物語の焦点:聟の馬鹿な記憶違いでどういう結末となるか
        ↑
発想の飛躍:溝を跳び越えた際にうんとこしょと間違って記憶してしまう
      団子のようなこぶで思い出す

・聟―団子/ご馳走―義母
     ↑
・聟―団子/うんとこしょ―嫁
・嫁―こぶ/団子―聟

◆発想の飛躍と概念の操作

 発想の飛躍を「常識離れした連想」と仮定しますと、上述した図式の/(スラッシュ)の箇所に特にその意図的に飛躍させた概念の操作が見出せそうです。
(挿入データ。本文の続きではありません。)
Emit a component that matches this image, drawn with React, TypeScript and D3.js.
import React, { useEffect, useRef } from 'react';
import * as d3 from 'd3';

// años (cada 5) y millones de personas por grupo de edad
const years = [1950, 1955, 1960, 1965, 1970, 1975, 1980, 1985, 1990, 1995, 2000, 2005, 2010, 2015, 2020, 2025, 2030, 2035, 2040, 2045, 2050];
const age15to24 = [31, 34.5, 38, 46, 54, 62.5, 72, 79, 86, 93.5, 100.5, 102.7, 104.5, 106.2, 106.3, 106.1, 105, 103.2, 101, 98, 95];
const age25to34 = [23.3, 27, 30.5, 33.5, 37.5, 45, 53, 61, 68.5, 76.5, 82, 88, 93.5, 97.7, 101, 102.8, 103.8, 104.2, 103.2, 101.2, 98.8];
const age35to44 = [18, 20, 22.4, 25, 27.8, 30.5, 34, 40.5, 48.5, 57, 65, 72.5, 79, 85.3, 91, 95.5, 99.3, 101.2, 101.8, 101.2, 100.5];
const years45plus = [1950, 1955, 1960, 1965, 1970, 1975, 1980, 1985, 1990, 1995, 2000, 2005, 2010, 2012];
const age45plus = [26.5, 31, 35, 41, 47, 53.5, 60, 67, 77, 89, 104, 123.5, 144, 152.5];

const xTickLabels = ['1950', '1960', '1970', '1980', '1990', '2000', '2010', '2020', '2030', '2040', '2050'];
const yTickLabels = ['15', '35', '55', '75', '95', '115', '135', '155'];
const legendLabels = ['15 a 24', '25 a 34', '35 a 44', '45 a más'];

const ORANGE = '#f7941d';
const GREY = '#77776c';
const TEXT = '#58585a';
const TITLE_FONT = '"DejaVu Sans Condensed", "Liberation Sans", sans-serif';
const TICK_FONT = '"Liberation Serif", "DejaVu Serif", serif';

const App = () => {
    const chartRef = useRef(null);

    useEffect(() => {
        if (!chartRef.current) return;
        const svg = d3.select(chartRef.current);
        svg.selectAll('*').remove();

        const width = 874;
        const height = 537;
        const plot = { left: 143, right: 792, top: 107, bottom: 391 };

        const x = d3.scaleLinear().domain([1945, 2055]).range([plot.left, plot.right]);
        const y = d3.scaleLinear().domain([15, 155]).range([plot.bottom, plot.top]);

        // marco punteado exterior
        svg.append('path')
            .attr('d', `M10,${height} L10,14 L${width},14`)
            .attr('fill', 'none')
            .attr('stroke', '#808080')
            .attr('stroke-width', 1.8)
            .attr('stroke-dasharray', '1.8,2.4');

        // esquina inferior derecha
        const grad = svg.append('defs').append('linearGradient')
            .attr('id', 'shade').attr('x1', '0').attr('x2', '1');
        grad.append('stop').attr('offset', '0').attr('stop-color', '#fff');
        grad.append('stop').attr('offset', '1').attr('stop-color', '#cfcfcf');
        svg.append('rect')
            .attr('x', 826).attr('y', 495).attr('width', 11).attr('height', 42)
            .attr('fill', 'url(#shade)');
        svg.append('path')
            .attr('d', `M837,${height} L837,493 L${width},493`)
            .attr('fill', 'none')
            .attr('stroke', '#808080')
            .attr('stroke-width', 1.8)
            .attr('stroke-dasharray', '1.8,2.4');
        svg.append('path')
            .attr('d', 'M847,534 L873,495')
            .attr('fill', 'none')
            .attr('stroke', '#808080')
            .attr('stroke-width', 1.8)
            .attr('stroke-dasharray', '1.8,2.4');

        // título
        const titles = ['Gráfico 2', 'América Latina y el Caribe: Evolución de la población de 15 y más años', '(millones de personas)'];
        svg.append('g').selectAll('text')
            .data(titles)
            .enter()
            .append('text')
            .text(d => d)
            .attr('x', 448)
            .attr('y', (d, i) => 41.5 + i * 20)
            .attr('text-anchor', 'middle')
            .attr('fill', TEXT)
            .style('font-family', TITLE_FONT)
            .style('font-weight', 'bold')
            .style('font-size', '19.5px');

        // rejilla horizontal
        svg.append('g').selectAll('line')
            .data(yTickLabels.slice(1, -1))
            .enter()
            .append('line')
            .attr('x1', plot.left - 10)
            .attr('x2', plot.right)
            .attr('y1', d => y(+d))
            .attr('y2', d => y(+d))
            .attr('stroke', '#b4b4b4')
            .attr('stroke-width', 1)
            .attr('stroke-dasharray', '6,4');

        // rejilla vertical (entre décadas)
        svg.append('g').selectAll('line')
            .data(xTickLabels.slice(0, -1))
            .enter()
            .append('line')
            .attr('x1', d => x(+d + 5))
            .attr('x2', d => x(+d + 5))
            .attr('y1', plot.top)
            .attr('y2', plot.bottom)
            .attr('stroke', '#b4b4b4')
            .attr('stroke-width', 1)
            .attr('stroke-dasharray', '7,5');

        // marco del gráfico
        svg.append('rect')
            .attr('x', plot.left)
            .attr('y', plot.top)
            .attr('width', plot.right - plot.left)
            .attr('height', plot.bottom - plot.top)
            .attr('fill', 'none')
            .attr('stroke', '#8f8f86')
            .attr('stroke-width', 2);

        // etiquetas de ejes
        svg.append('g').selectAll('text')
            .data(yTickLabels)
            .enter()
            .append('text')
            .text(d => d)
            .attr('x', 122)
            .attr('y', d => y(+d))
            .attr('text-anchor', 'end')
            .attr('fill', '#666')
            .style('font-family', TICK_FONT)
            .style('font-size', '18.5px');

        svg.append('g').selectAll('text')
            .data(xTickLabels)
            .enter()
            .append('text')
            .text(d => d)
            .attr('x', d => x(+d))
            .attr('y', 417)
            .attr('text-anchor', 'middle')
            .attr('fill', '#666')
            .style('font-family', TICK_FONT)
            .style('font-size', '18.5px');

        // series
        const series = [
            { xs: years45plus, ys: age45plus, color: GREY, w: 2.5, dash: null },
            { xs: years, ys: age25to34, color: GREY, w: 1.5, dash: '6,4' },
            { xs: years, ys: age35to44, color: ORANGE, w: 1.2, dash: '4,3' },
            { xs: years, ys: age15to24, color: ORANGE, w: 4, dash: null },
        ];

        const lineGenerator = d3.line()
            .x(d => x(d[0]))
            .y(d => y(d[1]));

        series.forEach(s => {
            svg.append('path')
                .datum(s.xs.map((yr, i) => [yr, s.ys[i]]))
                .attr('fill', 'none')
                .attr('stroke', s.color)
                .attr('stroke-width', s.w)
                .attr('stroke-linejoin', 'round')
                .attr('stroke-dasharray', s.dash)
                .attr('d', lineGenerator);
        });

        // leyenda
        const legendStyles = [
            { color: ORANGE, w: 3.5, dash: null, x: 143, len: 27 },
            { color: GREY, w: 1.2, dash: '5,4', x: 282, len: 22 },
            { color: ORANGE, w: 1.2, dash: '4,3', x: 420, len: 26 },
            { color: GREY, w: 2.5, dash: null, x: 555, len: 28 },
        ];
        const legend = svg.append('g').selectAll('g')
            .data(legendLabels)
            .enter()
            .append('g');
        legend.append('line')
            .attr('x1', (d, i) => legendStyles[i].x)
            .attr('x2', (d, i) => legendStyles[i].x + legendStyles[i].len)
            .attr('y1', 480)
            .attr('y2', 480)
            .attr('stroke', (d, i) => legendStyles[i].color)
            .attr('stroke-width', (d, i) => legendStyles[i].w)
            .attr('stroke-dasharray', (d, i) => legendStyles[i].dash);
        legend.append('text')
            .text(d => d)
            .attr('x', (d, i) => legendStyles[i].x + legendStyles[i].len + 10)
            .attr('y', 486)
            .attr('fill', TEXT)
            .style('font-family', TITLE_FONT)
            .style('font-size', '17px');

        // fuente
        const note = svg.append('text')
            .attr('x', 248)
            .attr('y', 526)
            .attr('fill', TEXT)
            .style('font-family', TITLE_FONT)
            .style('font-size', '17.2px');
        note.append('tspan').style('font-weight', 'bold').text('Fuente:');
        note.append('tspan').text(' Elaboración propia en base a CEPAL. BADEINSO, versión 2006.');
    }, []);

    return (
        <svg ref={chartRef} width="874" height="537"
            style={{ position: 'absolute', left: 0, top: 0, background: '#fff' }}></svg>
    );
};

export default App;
 呪術的思考に典型的に見られますが、ヒトは本来は繋がりのない切り離されたモノの間にも繋がりを見出すことがあります。それは情報処理におけるエラーです。ですが、科学万能の時代においてもエラーであるはずの呪術的思考が完全には消え去ることがないのは、それが人間特有の思考様式の一部であるからかもしれません。昔話では意図的にエラーを起こすとでも言えるでしょうか。
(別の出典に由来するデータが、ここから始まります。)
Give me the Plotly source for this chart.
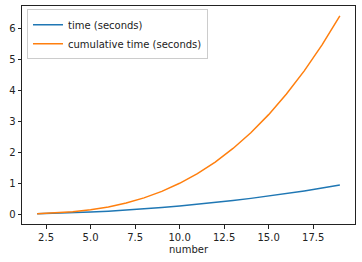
import plotly.graph_objects as go

number = list(range(2, 20))
time_seconds = [0.010, 0.023, 0.042, 0.065, 0.094, 0.127, 0.166, 0.211, 0.260,
                0.315, 0.374, 0.440, 0.510, 0.585, 0.666, 0.752, 0.843, 0.940]
cumulative_seconds = [0.010, 0.033, 0.075, 0.140, 0.234, 0.361, 0.527, 0.738, 0.998,
                      1.313, 1.687, 2.127, 2.637, 3.222, 3.888, 4.640, 5.483, 6.423]

fig = go.Figure()
fig.add_trace(go.Scatter(x=number, y=time_seconds, mode="lines", name="time (seconds)",
                         line=dict(color="#1f77b4", width=1.5)))
fig.add_trace(go.Scatter(x=number, y=cumulative_seconds, mode="lines",
                         name="cumulative time (seconds)",
                         line=dict(color="#ff7f0e", width=1.5)))

axis_common = dict(showline=True, linecolor="#222", linewidth=1, mirror=True,
                   ticks="outside", ticklen=3.5, tickwidth=1, tickcolor="#222",
                   showgrid=False, zeroline=False,
                   tickfont=dict(family="DejaVu Sans", size=10, color="#222"))
fig.update_layout(
    width=362, height=262,
    margin=dict(l=22, r=7, t=6, b=38),
    paper_bgcolor="white", plot_bgcolor="white",
    font=dict(family="DejaVu Sans", size=10, color="#222"),
    xaxis=dict(range=[1.15, 19.85], tick0=0, dtick=2.5, tickformat=".1f",
               title=dict(text="number", font=dict(size=10), standoff=4),
               **axis_common),
    yaxis=dict(range=[-0.32, 6.74], tick0=0, dtick=1, **axis_common),
    legend=dict(x=0.015, y=0.985, xanchor="left", yanchor="top",
                bordercolor="#cccccc", borderwidth=1, bgcolor="rgba(255,255,255,0.8)",
                font=dict(size=10), tracegroupgap=0, itemwidth=30),
    showlegend=True,
)
fig.write_html("out.html")
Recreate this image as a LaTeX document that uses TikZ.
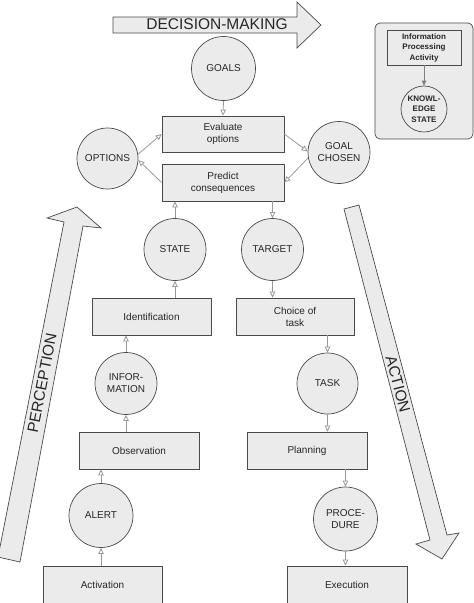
\documentclass[tikz,border=0pt]{standalone}
\usepackage{fontspec}
\setmainfont{Liberation Sans}
\usetikzlibrary{arrows.meta}
\definecolor{nodefill}{HTML}{EBEBEB}
\definecolor{nodeline}{HTML}{4A4A4A}
\definecolor{conn}{HTML}{999999}
\begin{document}
\begin{tikzpicture}[x=1pt,y=-1pt,
  every node/.style={font=\fontsize{10}{12}\selectfont, text=black!85},
  boxnode/.style={draw=nodeline, fill=nodefill, line width=0.7pt, rectangle, inner sep=0pt, align=center},
  circnode/.style={draw=nodeline, fill=nodefill, line width=0.7pt, circle, inner sep=0pt, align=center},
  bigarrow/.style={draw=nodeline, fill=nodefill, line width=0.7pt, line join=miter},
  conarrow/.style={draw=conn, line width=0.8pt, -{Triangle[open,length=6pt,width=5.5pt]}},
  insetarrow/.style={draw=gray, line width=0.8pt, -{Triangle[length=5pt,width=4.5pt]}},
  insettext/.style={font=\fontsize{8}{10.5}\selectfont\bfseries}
]
\useasboundingbox (0,0) rectangle (474,603);

% big arrows
\draw[bigarrow] (113,17) -- (297,17) -- (297,2) -- (321,25) -- (297,48) -- (297,33) -- (113,33) -- cycle;
\node[font=\fontsize{15.5}{18}\selectfont] (dm) at (217,24) {DECISION-MAKING};

\draw[bigarrow] (77,207) -- (101,228) -- (83,226) -- (20,562) -- (-2,557) -- (64,222) -- (47,218) -- cycle;
\node[font=\fontsize{15.5}{18}\selectfont, rotate=79] (perc) at (42,383) {PERCEPTION};

\draw[bigarrow] (344,209) -- (359,205) -- (447,535) -- (459,533) -- (442,559) -- (416,544) -- (430,540) -- cycle;
\node[font=\fontsize{15.5}{18}\selectfont, rotate=-75.3] (act) at (398,384) {ACTION};

% inset legend
\draw[draw=nodeline, fill=nodefill, line width=0.7pt, rounded corners=5pt] (375,23) rectangle (473,139);
\node[boxnode, insettext, minimum width=74pt, minimum height=35pt] (ipa) at (424,47.5) {Information\\Processing\\Activity};
\node[circnode, insettext, minimum size=46pt] (ks) at (424,109) {KNOWL-\\EDGE\\STATE};
\draw[insetarrow] (ipa.south) -- (ks.north);

% decision nodes
\node[circnode, minimum size=64pt] (goals) at (223.5,68.5) {GOALS};
\node[boxnode, minimum width=122pt, minimum height=36pt] (eval) at (223,134) {Evaluate\\options};
\node[boxnode, minimum width=122pt, minimum height=37pt] (pred) at (223,182.5) {Predict\\consequences};
\node[circnode, minimum size=61pt] (opt) at (107.5,158.5) {OPTIONS};
\node[circnode, minimum size=62pt] (gc) at (339,152.5) {GOAL\\CHOSEN};

\node[circnode, minimum size=62pt] (state) at (175,249.5) {STATE};
\node[circnode, minimum size=62pt] (target) at (272.5,249.5) {TARGET};

\node[boxnode, minimum width=119pt, minimum height=37pt] (ident) at (151.5,316.5) {Identification};
\node[boxnode, minimum width=118pt, minimum height=37pt] (choice) at (295,316.5) {Choice of\\task};

\node[circnode, minimum size=62pt] (info) at (126,383.5) {INFOR-\\MATION};
\node[circnode, minimum size=61pt] (task) at (327.5,383.5) {TASK};

\node[boxnode, minimum width=120pt, minimum height=37pt] (obs) at (139,450.5) {Observation};
\node[boxnode, minimum width=120pt, minimum height=37pt] (plan) at (307,450.5) {Planning};

\node[circnode, minimum size=64pt] (alert) at (101,515.5) {ALERT};
\node[circnode, minimum size=64pt] (proc) at (345.5,519) {PROCE-\\DURE};

\node[boxnode, minimum width=119pt, minimum height=38pt] (activ) at (102.5,585) {Activation};
\node[boxnode, minimum width=120pt, minimum height=38pt] (exec) at (347,585) {Execution};

% connectors
\draw[conarrow] (goals.south) -- (eval.north);
\draw[conarrow] (opt.8) -- (eval.west);
\draw[conarrow] (pred.west) -- (opt.-3);
\draw[conarrow] (eval.east) -- (gc.178);
\draw[conarrow] (gc.190) -- (pred.east);

\draw[conarrow] (state.north) -- (state.north |- pred.south);
\draw[conarrow] (target.north |- pred.south) -- (target.north);
\draw[conarrow] (state.south |- ident.north) -- (state.south);
\draw[conarrow] (target.south) -- (target.south |- choice.north);

\draw[conarrow] (info.north) -- (info.north |- ident.south);
\draw[conarrow] (task.north |- choice.south) -- (task.north);
\draw[conarrow] (info.south |- obs.north) -- (info.south);
\draw[conarrow] (task.south) -- (task.south |- plan.north);

\draw[conarrow] (alert.north) -- (alert.north |- obs.south);
\draw[conarrow] (proc.north |- plan.south) -- (proc.north);
\draw[conarrow] (alert.south |- activ.north) -- (alert.south);
\draw[conarrow] (proc.south) -- (proc.south |- exec.north);
\end{tikzpicture}
\end{document}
 「馬鹿むこ」では、初めて食べた団子が美味しいと忘れないように「団子、団子」と連呼しながら歩いていたら、溝を飛び越えるはずみで「うんとこしょ」とすり替わってしまい、その記憶違いで嫁とひと悶着起こすという展開となっています。

 図式では「聟―団子/うんとこしょ―嫁」と表記しています。これを自由連想で細分化して展開すると「聟―団子―美味―気に入る―記憶―保持―連呼―溝―超える―掛け声―うんとこしょ―すり替わる―帰宅―要求―意味不明―悶着―殴打―こぶ―額―団子―思い出す―嫁」となります。「聟:掛け声→団子/うんとこしょ→悶着→こぶ/団子」と図式化すればいいでしょうか。団子が掛け声でうんとこしょに転倒されることで更に嫁の額のこぶが団子へと転倒される概念の操作が行われています。これらの連想を一瞬で行っていることになります。

 「溝:飛び越える/跳躍→記憶/跳躍→掛け声/記憶→団子/うんとこしょ」という風に解釈することも可能でしょう。飛び超えるは跳躍とも転換可能です。溝を超えることで記憶が跳躍し、掛け声が記憶に転換されてしまう、といった「転換」といった概念の操作が行われているとも解釈することができるでしょう。
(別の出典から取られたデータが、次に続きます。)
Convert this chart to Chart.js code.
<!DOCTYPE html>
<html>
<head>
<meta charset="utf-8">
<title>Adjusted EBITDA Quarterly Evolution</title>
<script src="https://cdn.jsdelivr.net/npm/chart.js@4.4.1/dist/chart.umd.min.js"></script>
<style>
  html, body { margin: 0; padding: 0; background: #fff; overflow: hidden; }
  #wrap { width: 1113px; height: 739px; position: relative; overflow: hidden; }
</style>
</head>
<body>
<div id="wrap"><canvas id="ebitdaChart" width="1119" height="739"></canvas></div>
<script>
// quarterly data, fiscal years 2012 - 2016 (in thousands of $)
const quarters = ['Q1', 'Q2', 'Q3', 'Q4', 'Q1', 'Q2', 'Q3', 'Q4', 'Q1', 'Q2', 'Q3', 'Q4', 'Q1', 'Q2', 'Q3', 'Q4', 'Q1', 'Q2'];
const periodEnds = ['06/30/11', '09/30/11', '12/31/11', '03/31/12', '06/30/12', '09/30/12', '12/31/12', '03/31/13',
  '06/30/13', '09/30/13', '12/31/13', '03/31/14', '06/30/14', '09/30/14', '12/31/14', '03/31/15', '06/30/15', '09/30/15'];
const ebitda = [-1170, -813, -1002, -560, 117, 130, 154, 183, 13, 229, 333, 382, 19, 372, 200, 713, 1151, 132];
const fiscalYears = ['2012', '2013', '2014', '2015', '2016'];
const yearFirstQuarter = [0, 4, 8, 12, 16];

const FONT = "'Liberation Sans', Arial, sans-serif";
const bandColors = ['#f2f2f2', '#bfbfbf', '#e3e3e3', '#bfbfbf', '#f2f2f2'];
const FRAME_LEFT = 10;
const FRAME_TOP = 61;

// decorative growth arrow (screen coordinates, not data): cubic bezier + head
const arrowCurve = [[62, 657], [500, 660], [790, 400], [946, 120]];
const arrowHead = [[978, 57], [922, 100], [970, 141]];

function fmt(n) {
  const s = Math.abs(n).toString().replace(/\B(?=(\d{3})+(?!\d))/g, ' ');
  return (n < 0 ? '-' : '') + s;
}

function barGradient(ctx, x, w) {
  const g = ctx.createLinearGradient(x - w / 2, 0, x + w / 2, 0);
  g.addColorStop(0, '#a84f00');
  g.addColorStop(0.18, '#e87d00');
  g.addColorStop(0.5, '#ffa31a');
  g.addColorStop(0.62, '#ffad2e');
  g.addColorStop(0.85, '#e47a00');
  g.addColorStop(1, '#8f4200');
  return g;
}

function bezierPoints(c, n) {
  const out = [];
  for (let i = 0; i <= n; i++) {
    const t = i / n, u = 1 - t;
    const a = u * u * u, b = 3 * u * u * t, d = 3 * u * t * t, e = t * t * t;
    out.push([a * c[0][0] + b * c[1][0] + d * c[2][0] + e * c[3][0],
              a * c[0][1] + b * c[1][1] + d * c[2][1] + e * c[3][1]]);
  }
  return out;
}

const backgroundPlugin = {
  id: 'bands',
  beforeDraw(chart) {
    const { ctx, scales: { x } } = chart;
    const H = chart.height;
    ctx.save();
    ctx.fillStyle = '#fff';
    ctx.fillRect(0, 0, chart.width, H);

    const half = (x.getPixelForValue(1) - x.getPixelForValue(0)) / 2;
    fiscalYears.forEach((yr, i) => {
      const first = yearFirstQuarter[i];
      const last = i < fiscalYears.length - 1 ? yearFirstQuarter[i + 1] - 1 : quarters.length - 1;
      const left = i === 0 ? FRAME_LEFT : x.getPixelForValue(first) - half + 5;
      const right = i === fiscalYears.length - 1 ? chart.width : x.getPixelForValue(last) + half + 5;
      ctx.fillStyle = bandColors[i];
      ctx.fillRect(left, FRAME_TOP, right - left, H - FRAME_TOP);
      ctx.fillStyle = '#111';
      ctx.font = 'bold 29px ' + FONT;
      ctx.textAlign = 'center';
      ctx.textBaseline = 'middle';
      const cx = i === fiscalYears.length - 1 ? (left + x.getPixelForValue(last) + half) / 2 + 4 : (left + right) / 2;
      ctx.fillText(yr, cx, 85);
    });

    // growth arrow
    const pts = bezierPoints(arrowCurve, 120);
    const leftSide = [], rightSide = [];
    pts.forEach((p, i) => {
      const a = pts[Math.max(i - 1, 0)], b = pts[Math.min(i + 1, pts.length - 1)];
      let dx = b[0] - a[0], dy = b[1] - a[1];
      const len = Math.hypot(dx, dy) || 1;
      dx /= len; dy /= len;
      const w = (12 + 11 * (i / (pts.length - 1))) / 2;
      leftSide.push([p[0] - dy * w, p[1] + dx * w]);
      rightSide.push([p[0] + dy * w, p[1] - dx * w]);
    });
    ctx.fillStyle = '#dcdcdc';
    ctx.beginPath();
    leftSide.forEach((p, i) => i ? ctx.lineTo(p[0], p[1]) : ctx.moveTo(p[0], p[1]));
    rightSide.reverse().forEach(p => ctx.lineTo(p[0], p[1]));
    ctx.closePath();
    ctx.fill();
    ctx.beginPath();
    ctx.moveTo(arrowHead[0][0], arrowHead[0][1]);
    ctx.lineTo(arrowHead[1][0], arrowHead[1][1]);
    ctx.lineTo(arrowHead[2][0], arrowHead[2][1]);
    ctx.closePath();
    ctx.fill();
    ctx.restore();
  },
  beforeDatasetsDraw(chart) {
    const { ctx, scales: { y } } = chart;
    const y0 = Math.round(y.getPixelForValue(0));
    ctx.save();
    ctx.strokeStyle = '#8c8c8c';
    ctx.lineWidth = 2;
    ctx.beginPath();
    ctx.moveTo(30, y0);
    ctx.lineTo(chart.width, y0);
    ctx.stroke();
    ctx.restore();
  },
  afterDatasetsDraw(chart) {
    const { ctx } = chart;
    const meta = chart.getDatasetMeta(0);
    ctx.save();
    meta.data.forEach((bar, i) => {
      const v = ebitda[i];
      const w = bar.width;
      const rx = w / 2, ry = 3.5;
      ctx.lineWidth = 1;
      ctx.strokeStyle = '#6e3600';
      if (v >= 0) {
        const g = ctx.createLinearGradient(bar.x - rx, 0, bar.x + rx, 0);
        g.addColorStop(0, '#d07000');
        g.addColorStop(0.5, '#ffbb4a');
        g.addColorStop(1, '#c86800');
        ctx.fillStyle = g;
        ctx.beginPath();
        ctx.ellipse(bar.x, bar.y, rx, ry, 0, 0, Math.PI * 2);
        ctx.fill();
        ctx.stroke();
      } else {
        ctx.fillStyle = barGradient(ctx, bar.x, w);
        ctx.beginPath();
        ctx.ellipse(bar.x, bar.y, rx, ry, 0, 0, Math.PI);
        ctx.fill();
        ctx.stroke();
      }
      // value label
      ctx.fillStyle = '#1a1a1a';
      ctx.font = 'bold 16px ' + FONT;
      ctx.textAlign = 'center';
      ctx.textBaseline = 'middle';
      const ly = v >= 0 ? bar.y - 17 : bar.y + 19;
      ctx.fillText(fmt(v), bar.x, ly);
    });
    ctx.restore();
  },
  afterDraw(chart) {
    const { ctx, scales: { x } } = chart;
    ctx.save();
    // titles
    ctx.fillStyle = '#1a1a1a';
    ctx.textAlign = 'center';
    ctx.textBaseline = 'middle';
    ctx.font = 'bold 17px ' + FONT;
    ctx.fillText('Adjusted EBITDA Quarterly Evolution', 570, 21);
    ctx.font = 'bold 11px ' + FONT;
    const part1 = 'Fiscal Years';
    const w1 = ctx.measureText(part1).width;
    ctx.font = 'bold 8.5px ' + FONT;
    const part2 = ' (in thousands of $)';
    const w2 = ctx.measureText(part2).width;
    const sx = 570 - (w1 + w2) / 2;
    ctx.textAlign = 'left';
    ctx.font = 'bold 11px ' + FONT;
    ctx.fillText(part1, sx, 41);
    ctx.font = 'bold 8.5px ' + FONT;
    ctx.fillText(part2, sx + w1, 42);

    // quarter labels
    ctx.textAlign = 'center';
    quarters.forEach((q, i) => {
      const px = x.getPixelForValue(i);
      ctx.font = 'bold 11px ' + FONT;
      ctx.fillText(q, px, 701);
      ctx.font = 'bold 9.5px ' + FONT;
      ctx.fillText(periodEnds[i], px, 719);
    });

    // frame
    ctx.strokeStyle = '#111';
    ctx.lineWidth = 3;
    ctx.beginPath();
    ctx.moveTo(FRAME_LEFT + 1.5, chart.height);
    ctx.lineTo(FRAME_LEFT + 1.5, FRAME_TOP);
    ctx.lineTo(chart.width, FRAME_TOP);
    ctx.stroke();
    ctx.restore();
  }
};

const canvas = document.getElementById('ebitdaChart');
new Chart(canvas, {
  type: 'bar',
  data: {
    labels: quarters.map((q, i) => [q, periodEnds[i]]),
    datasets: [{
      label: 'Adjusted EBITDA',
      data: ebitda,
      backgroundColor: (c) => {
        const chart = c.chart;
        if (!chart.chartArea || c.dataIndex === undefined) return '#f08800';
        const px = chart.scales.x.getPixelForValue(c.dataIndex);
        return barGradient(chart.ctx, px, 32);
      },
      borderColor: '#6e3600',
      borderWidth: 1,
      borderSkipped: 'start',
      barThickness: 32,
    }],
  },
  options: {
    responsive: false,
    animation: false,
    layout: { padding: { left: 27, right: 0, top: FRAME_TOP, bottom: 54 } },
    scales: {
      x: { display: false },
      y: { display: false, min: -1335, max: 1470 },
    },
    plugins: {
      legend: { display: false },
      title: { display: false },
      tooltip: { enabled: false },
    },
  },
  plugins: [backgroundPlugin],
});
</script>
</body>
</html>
 以上のように、本文には現れない概念も重要な要素となっています。形態素解析で抽出したキーワードだけでは解釈を十全に行うことは難しいものと考えられます。可視化されていない文脈を読む、つまりできるだけ可視化するためには連想概念辞書も取り込んだ上で分析する方向に機能改善することが望まれると考えられます。

 転倒は一瞬で価値の逆転をもたらすことを可能とする点で濫用は慎むべき類の概念操作ですが、予想外の驚きをもたらす効果を発揮しますので、昔話では好んで用いられるようです。

 シェーマ分析は物語構造分析や評論において多用されますが、昔話ではこの二項対立で把握される図式の各項の属性を動的に転倒させていく(※必ずしも転倒に成功する訳ではない)ことで物語を転がしていくという技法が多用されると考えられます。むしろ転倒させることで二項対立の図式に持ち込むと見た方がいいでしょうか。静態から動態への認識の転換が求められるとでも言えるでしょうか。

 呪術的思考のような非合理的思考は人間の抱える弱点ですが、昔話においては逆に創造性の源ともなっていると考えることができます。

◆ログライン≒モチーフ

 ログラインとはハリウッドの脚本術で用いられる概念で、物語を二~三行程度で要約したものです。このログラインの時点で作品の良しあしが判別できるといいます。

 「馬鹿むこ」ですと「団子、団子と復唱していたところを、はずみでうんとこしょと言い間違ってしまい、嫁に大迷惑をかけた」くらいでしょうか。

◆余談

 子供の頃ははったい粉をまぶしたお団子が好きでした。

◆参考文献
・『日本の民話 34 石見篇』(大庭良美/編, 未来社, 1978)pp.412-413.